Gallardo, a five-time track champion and last year’s leading jockey with 122 winners, has 1,955 victories in North America.
Samy Camacho, who won the 2020 Lambholm South Tampa Bay Derby on King Guillermo, is also expected to contend for the top spot in this year’s standings. Other top returning jockeys include Pablo Morales, who rode career winner No. 2,000 here last season; four-time Oldsmar track champion Ronnie Allen Jr.; two-time champion Jesus Castanon; and veterans Jose Ferrer, Willie Martinez and Scott Spieth.
The Tampa Bay Downs trainers roster also features nine of the top 10 finishers in last season’s standings, headed by defending champion Gerald Bennett, who has won the last five Oldsmar training titles and six overall. Bennett, who saddled 61 winners last season, has 3,920 winners in his career, 14th on the all-time list.
Last season’s runner-up with 33 winners, Kathleen O’Connell, is a two-time Tampa Bay Downs training champion. Her career total of 2,190 victories is behind only Kim Hammond (2,321) among North American women trainers.
Michael Stidham, last season’s third-place trainer with 31 victories, returns, along with Mike Dini and Jose H. Delgado, who tied for fourth. Other conditioners who may lack the numbers to compete for a title, but bear watching, include Arnaud Delacour, H. Graham Motion, Tim Hamm, Eoin Harty and Anthony Granitz.

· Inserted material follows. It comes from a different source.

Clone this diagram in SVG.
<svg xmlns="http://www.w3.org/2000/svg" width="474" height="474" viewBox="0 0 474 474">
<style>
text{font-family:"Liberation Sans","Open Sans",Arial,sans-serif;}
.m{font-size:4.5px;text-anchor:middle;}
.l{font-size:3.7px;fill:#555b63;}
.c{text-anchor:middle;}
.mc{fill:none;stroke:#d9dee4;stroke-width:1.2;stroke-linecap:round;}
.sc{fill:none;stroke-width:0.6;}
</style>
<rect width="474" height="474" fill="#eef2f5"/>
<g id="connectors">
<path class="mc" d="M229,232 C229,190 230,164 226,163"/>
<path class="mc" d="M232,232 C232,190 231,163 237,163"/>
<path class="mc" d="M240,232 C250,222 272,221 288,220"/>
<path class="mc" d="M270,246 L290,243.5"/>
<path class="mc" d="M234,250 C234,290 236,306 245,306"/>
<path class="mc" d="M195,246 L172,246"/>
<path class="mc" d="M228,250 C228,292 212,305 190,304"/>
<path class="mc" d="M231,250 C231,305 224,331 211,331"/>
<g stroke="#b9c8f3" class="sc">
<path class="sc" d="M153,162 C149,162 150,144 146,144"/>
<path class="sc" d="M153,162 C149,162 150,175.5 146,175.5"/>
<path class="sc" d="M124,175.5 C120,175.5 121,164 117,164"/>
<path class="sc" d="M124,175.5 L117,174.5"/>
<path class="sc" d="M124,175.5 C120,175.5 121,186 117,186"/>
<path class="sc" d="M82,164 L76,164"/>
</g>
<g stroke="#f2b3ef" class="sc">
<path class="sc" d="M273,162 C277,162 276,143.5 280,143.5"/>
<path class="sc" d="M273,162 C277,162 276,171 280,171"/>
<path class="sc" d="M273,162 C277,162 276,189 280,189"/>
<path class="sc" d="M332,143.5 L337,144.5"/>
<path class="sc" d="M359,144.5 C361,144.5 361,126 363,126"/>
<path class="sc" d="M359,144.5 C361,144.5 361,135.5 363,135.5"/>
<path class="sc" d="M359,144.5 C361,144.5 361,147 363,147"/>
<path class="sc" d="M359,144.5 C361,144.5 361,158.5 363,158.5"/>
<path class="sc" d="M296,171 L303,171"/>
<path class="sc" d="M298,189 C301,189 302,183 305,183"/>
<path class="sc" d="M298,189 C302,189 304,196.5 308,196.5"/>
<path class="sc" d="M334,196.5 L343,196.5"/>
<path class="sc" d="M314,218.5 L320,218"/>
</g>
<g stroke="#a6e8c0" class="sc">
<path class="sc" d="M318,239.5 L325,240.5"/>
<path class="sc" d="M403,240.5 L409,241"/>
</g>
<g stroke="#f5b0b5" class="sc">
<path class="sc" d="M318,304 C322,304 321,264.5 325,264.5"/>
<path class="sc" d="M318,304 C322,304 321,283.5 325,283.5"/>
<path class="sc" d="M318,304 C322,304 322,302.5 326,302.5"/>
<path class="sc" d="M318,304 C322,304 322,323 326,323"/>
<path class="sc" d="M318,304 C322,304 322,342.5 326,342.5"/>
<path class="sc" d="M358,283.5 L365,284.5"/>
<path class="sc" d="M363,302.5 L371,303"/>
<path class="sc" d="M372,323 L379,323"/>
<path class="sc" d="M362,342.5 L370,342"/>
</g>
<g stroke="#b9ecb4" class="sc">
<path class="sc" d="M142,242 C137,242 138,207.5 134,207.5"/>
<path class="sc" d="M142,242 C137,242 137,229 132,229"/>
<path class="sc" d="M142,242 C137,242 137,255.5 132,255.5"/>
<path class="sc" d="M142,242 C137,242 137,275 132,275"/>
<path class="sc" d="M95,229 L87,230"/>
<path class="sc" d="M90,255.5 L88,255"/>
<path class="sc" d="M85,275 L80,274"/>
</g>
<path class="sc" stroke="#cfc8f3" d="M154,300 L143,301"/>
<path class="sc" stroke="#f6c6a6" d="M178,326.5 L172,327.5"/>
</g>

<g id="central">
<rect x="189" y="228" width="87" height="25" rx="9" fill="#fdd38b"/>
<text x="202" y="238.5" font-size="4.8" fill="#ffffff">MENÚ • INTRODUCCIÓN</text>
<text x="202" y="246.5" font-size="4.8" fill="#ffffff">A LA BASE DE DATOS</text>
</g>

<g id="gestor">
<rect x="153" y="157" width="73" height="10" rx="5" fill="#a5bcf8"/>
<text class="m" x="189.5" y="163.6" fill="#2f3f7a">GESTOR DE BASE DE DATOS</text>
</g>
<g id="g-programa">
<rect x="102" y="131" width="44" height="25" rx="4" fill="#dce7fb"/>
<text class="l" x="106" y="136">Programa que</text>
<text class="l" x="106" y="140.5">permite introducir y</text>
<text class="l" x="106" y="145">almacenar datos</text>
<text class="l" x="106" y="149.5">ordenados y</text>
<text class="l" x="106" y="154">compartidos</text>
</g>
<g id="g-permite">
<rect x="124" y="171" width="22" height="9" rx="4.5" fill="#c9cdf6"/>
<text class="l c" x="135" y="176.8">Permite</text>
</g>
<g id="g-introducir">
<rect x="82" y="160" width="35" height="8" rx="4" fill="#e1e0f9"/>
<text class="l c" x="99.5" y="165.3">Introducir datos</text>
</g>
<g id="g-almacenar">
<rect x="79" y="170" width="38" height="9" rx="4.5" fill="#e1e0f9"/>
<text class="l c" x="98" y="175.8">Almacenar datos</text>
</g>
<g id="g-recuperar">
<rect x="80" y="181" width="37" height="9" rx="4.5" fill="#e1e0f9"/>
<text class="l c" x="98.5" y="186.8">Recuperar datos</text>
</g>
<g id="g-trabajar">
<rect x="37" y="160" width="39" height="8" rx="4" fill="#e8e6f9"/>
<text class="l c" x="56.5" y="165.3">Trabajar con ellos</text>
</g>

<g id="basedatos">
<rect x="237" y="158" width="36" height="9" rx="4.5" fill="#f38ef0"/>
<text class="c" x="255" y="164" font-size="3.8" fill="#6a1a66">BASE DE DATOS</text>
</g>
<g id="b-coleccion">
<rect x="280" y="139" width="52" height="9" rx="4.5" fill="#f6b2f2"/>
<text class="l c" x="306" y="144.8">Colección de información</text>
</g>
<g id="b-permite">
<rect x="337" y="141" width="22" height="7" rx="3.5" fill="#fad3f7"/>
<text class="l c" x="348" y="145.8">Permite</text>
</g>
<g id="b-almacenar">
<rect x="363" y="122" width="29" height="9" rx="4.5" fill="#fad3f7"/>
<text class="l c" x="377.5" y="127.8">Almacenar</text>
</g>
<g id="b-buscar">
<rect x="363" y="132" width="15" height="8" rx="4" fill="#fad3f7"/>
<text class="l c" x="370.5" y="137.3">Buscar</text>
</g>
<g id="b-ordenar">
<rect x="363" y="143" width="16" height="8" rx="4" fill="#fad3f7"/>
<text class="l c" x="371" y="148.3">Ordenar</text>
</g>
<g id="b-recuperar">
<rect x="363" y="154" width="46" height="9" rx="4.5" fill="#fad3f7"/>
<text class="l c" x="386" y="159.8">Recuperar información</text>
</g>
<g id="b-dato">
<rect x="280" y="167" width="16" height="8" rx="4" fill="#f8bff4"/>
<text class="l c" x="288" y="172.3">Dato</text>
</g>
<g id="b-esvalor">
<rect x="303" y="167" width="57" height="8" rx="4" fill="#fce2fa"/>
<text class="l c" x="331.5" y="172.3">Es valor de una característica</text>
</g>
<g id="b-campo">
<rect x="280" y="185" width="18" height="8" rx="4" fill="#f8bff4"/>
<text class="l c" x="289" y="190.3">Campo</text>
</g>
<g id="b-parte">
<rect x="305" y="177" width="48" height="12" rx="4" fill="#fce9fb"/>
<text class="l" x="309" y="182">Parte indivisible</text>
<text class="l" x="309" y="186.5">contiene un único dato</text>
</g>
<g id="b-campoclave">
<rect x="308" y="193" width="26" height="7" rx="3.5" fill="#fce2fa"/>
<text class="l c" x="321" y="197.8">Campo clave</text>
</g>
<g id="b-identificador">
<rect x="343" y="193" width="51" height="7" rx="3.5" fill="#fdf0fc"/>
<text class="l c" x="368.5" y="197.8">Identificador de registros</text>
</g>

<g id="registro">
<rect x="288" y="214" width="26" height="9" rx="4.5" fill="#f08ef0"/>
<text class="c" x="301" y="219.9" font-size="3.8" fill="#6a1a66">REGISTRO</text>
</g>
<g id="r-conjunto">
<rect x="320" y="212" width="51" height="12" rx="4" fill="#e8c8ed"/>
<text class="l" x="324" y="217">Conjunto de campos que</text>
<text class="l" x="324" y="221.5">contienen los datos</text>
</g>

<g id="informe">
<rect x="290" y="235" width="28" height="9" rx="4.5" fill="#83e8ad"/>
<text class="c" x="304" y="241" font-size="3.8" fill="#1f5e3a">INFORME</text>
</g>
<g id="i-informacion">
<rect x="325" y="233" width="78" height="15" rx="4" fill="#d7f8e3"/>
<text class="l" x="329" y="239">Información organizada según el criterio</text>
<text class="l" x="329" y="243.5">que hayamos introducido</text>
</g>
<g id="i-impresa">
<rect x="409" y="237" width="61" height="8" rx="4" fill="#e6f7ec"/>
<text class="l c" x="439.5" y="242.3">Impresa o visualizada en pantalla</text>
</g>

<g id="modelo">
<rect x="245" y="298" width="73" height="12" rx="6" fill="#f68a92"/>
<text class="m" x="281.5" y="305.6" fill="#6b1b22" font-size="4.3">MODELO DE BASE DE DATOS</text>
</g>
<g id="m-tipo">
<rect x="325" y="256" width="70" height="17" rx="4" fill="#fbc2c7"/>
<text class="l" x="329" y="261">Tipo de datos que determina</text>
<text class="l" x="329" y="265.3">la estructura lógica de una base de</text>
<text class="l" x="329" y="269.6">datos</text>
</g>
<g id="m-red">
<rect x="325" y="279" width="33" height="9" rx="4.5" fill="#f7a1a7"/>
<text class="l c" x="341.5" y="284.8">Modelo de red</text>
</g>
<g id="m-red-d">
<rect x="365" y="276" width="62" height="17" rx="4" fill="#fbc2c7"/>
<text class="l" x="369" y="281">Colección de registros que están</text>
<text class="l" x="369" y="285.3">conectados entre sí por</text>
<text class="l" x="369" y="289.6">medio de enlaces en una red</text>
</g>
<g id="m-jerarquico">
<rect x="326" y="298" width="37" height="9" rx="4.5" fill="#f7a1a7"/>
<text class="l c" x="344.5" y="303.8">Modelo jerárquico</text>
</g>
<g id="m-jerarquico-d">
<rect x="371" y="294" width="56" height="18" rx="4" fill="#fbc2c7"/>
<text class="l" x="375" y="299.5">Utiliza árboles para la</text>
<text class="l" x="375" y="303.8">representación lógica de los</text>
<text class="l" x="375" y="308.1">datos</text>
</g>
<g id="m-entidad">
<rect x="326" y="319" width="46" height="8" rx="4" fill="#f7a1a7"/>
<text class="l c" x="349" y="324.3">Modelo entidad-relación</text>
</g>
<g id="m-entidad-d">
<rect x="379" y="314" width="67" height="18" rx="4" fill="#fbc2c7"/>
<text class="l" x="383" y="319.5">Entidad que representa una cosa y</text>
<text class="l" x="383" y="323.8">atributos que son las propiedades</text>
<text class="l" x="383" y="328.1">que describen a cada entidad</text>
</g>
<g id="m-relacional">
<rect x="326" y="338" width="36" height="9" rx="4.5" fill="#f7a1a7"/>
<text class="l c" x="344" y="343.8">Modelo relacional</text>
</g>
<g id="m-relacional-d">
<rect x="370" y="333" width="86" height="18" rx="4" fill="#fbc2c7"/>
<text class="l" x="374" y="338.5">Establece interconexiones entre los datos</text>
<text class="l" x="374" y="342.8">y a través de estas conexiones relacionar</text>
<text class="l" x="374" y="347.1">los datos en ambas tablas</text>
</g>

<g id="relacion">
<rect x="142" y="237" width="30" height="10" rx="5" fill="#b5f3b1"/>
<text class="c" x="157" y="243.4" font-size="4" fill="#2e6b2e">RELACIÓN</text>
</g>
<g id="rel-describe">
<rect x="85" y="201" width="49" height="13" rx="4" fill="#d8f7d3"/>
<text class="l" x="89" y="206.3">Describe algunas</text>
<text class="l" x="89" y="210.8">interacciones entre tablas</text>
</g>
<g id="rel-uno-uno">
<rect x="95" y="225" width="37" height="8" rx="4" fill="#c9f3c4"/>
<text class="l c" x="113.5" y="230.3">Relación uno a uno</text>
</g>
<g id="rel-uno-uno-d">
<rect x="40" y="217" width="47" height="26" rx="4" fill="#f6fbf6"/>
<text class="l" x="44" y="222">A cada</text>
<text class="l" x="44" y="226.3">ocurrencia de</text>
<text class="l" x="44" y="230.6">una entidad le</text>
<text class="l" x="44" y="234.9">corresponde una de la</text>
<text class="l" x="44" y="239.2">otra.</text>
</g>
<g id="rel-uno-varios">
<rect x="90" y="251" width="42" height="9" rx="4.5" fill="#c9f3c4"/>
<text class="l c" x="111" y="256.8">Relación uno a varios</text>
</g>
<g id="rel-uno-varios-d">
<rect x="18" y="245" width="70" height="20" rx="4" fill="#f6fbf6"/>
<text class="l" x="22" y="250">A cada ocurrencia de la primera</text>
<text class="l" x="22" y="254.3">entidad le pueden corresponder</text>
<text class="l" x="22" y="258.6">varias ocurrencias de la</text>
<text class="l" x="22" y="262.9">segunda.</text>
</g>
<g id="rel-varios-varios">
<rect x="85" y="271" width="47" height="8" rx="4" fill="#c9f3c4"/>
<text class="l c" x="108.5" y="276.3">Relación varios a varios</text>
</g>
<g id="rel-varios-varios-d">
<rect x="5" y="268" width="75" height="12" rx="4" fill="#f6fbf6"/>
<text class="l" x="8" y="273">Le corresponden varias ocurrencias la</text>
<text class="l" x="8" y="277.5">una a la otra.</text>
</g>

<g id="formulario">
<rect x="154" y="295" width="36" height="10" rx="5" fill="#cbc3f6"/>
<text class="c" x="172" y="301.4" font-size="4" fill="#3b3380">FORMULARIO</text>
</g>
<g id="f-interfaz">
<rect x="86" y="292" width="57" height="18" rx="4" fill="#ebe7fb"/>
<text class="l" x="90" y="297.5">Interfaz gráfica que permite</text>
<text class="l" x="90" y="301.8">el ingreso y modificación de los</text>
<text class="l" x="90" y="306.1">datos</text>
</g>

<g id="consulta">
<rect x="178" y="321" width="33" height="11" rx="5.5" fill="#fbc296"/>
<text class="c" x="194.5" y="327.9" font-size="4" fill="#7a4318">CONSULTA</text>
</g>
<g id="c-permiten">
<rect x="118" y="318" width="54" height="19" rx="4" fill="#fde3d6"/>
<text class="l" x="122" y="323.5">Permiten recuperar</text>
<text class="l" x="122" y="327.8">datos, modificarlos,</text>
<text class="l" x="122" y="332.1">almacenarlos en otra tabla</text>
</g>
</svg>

Joining the backside roster this season are Mike Maker, whose 2,600-plus career training victories include the recent Breeders’ Cup Juvenile Turf with Fire At Will, plus 12 other graded stakes victories in 2020; Jon Arnett, who recently sent out career winner No. 2,000 at Prairie Meadows in Iowa; and David Van Winkle, a veteran of more than 30 seasons with almost 1,100 victories.